If this repeatedly happens to the point of generating a consensus for the false claim, then that can push the alignment community severely off track.
LLMs will soon scale beyond the available natural text data, and generation of synthetic data is some sort of change of architecture, potentially a completely different source of capabilities. So scaling LLMs without change of architecture much further is an expectation about something counterfactual. It makes sense as a matter of theory, but it’s not relevant for forecasting.
Edit 15 Dec: No longer endorsed based on scaling laws for training on repeated data.
Bold claim. Want to make any concrete predictions so that I can register my different beliefs?
I’ve now changed my mind based on
N Muennighoff et al. (2023) Scaling Data-Constrained Language Models
The main result is that up to 4 repetitions are about as good as unique data, and for up to about 16 repetitions there is still meaningful improvement. Let’s take 50T tokens as an estimate for available text data (as an anchor, there’s a filtered and deduplicated CommonCrawl dataset RedPajama-Data-v2 with 30T tokens). Repeated 4 times, it can make good use of 1e28 FLOPs (with a dense transformer), and repeated 16 times, suboptimal but meaningful use of 2e29 FLOPs. So this is close but not lower than what can be put to use within a few years. Thanks for pushing back on the original claim.
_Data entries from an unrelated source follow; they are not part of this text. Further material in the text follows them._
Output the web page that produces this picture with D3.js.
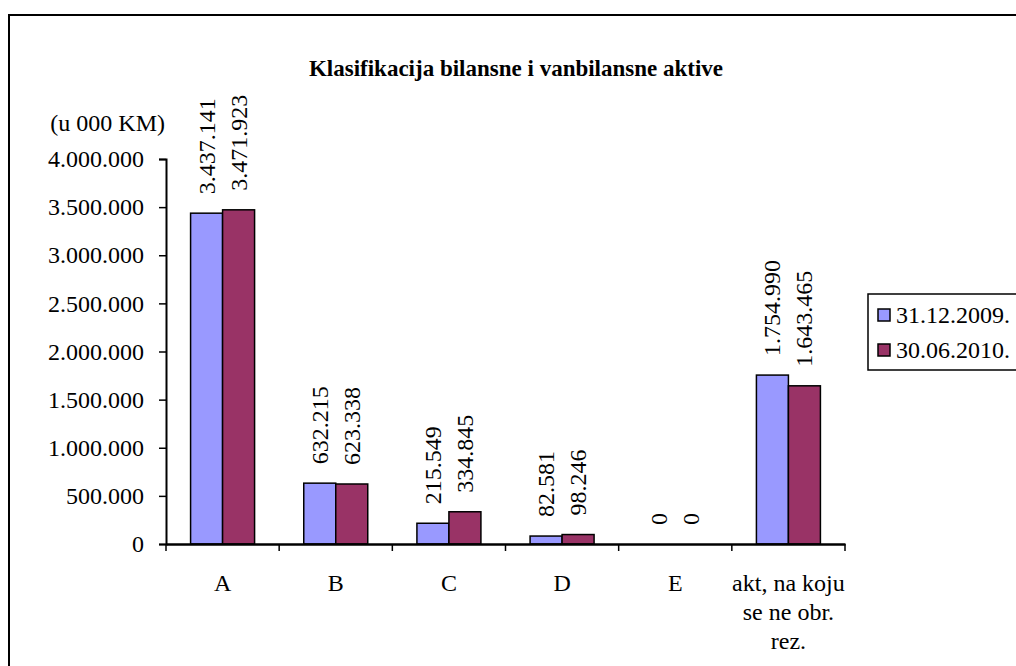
<!DOCTYPE html>
<html><head><meta charset="utf-8">
<script src="https://cdn.jsdelivr.net/npm/d3@7"></script>
<style>body{margin:0;background:#fff;}svg{display:block;}svg text{font-family:"Times New Roman","Liberation Serif",Tinos,serif;}</style>
</head><body>
<svg id="c" width="1016" height="666"></svg>
<script>
const categories = ["A","B","C","D","E","akt, na koju|se ne obr.|rez."];
const series2009 = [3437141, 632215, 215549, 82581, 0, 1754990];
const series2010 = [3471923, 623338, 334845, 98246, 0, 1643465];
const seriesNames = ["31.12.2009.","30.06.2010."];
const yTicks = [0,500000,1000000,1500000,2000000,2500000,3000000,3500000,4000000];
const colors = ["#9999FF","#993366"];
const FS = 24;

const svg = d3.select("#c");
svg.append("rect").attr("x",9).attr("y",15).attr("width",1030).attr("height",700)
  .attr("fill","#fff").attr("stroke","#000").attr("stroke-width",2);

const pLeft=166, pRight=845, pTop=159, pBottom=544;
const x = d3.scaleBand().domain(categories).range([pLeft,pRight]).paddingInner(0).paddingOuter(0);
const y = d3.scaleLinear().domain([0,4000000]).range([pBottom,pTop]);
const fmt = v => d3.format(",")(v).replace(/,/g,".");

svg.append("text").attr("x",516).attr("y",76).attr("text-anchor","middle")
  .attr("font-weight","bold").attr("font-size",23).text("Klasifikacija bilansne i vanbilansne aktive");
svg.append("text").attr("x",165).attr("y",131).attr("text-anchor","end")
  .attr("font-size",FS).text("(u 000 KM)");

const bw = 32;
const data = categories.map((c,i)=>({c, vals:[series2009[i],series2010[i]]}));
const g = svg.append("g");
data.forEach(d=>{
  const cx = x(d.c)+x.bandwidth()/2;
  d.vals.forEach((v,j)=>{
    const bx = cx - bw + j*bw;
    if (v>0) g.append("rect").attr("x",bx).attr("y",y(v)).attr("width",bw).attr("height",y(0)-y(v))
      .attr("fill",colors[j]).attr("stroke","#000").attr("stroke-width",1.5);
    const lx = bx+bw/2, ly = y(v)-19;
    g.append("text").attr("transform",`translate(${lx+8},${ly}) rotate(-90)`)
      .attr("font-size",FS).text(fmt(v));
  });
});

const ya = svg.append("g").attr("transform",`translate(${pLeft},0)`)
  .call(d3.axisLeft(y).tickValues(yTicks).tickSize(7).tickPadding(15).tickFormat(fmt));
ya.attr("font-family",null);
ya.select(".domain").attr("stroke-width",2);
ya.selectAll(".tick line").attr("stroke-width",1.5);
ya.selectAll("text").attr("font-size",FS).attr("fill","#000");

const xa = svg.append("g").attr("transform",`translate(0,${pBottom})`)
  .call(d3.axisBottom(x).tickSize(0).tickFormat(""));
xa.select(".domain").attr("stroke-width",2.5);
const bounds = categories.map(c=>x(c)).concat([pRight]);
xa.selectAll(".edge").data(bounds).enter().append("line")
  .attr("x1",d=>d).attr("x2",d=>d).attr("y1",0).attr("y2",7).attr("stroke","#000").attr("stroke-width",1.5);
categories.forEach(c=>{
  const lines = c.split("|");
  const t = svg.append("text").attr("text-anchor","middle").attr("font-size",FS);
  lines.forEach((ln,k)=>t.append("tspan").attr("x",x(c)+x.bandwidth()/2).attr("y",591+k*29).text(ln));
});

const lg = svg.append("g");
lg.append("rect").attr("x",868).attr("y",294).attr("width",160).attr("height",76)
  .attr("fill","#fff").attr("stroke","#000").attr("stroke-width",1.5);
seriesNames.forEach((s,i)=>{
  const cy = 315 + i*35;
  lg.append("rect").attr("x",878).attr("y",cy-6).attr("width",12).attr("height",12)
    .attr("fill",colors[i]).attr("stroke","#000").attr("stroke-width",1.5);
  lg.append("text").attr("x",896).attr("y",cy+8).attr("font-size",FS).text(s);
});
</script>
</body></html>
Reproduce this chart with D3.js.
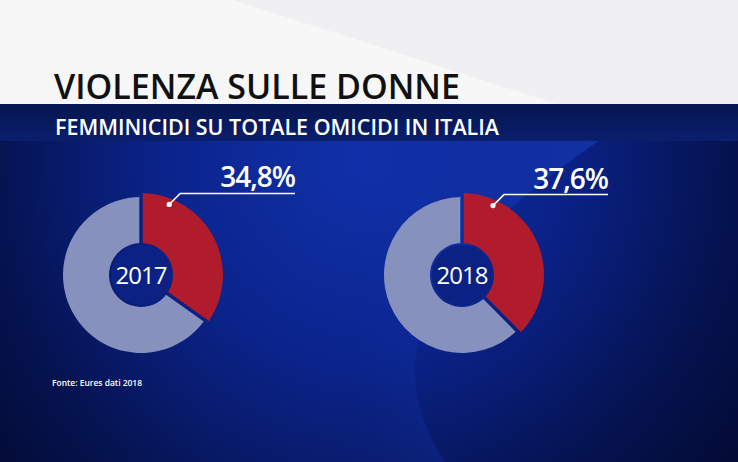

Three points: how much compute is going into a training run, how much natural text data it wants, and how much data is available. For training compute, there are claims of multi-billion dollar runs being plausible and possibly planned in 2-5 years. Eyeballing various trends and GPU shipping numbers and revenues, it looks like about 3 OOMs of compute scaling is possible before industrial capacity constrains the trend and the scaling slows down. This assumes that there are no overly dramatic profits from AI (which might lead to finding ways of scaling supply chains faster than usual), and no overly dramatic lack of new capabilities with further scaling (which would slow down investment in scaling). That gives about 1e28-1e29 FLOPs at the slowdown in 4-6 years.
At 1e28 FLOPs, Chinchilla scaling asks for 200T-250T tokens. Various sparsity techniques increase effective compute, asking for even more tokens (when optimizing loss given fixed hardware compute).
Edit 15 Dec: I no longer endorse this point, based on scaling laws for training on repeated data.
On the outside, there are 20M-150M accessible books, some text from video, and 1T web pages of extremely dubious uniqueness and quality. That might give about 100T tokens, if LLMs are used to curate? There’s some discussion (incl. comments) here, this is the figure I’m most uncertain about. In practice, absent good synthetic data, I expect multimodality to fill the gap, but that’s not going to be as useful as good text for improving chatbot competence. (Possibly the issue with the original claim in the grandparent is what I meant by “soon”.)